From: Ed A. <ed...@me...> - 2003-02-18 20:36:48
|
On Mon, 17 Feb 2003, Axel Thimm wrote: >the tv_grab_de sources seem to have a bug in their generator >(http://www.szing.at/xmltv/). Instead of generating "&whatever;" for >html entries, it generates " und whatever;". It's always best to give an example when reporting things like this. Anyway, one example is <http://yasd.cc/xmltv/tv_20030222.xml.gz>, which when gunzipped contains the line: <title lang="de">und Auml;gypten und das obere Niltal</title> which should surely be Ägypten, the first letter being capital A-umlaut. >Note that "und" is the german word for "and", so probably some >varible called "und" contains the ampersand, but the variable isn't >referenced correctly. No, I think I know the explanation. The upstream listings source is using the & character and because this cannot be included raw in XML, it is converted to 'und', which means 'and'. It should instead be converted to the entity & but perhaps there were other quoting problems and just getting rid of the & altogether was the easiest thing to do. ISTR that I once did this for tv_grab_uk, doing 's/&/ and /g', because trying to write out a correct & entity with the XML libraries was too confusing. I may even have suggested this kludge to the chap who provides tv_grab_de's listings. >Unfortunatley there is no address to contact at >http://www.szing.at/xmltv/. It is Gottfried Szing a.k.a. 'Goofy' (who is mentioned in the tv_grab_de manual page), I have cc'd him on this message. >Should this be fixed in xmltv (s/ und ([a-zA-Z]*;)/\&$/g)?

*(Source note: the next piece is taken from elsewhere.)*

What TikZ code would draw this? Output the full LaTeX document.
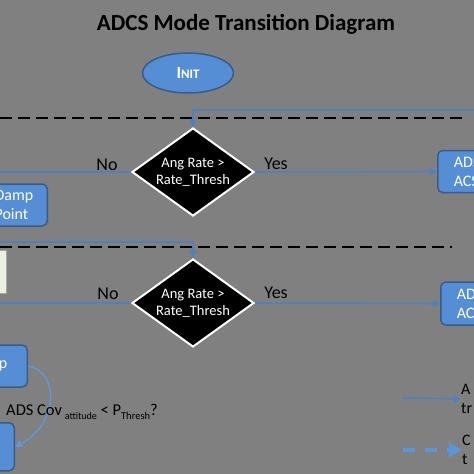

Maybe but I think it is better to see if G.S. can fix it at his end. >BTW is such html code (&xxx;) in the xmltv output well defined? Ah - good point, I had forgotten that. No, an entity like &Aauml; will not be allowed. Try nsgmls to confirm this: nsgmls:test.xml:6:12:E: general entity "Aauml" not defined and no default entity So that could be the reason to get rid of the & character globally. My guess is that the upstream data source from which the XML files are generated is in HTML, or uses HTML entities. The generator should use HTML::Entities if it is written in Perl, or the equivalent library in languages, to decode the entities into Latin-1 characters. Goofy, do you think you can implement this? -- Ed Avis <ed...@me...> |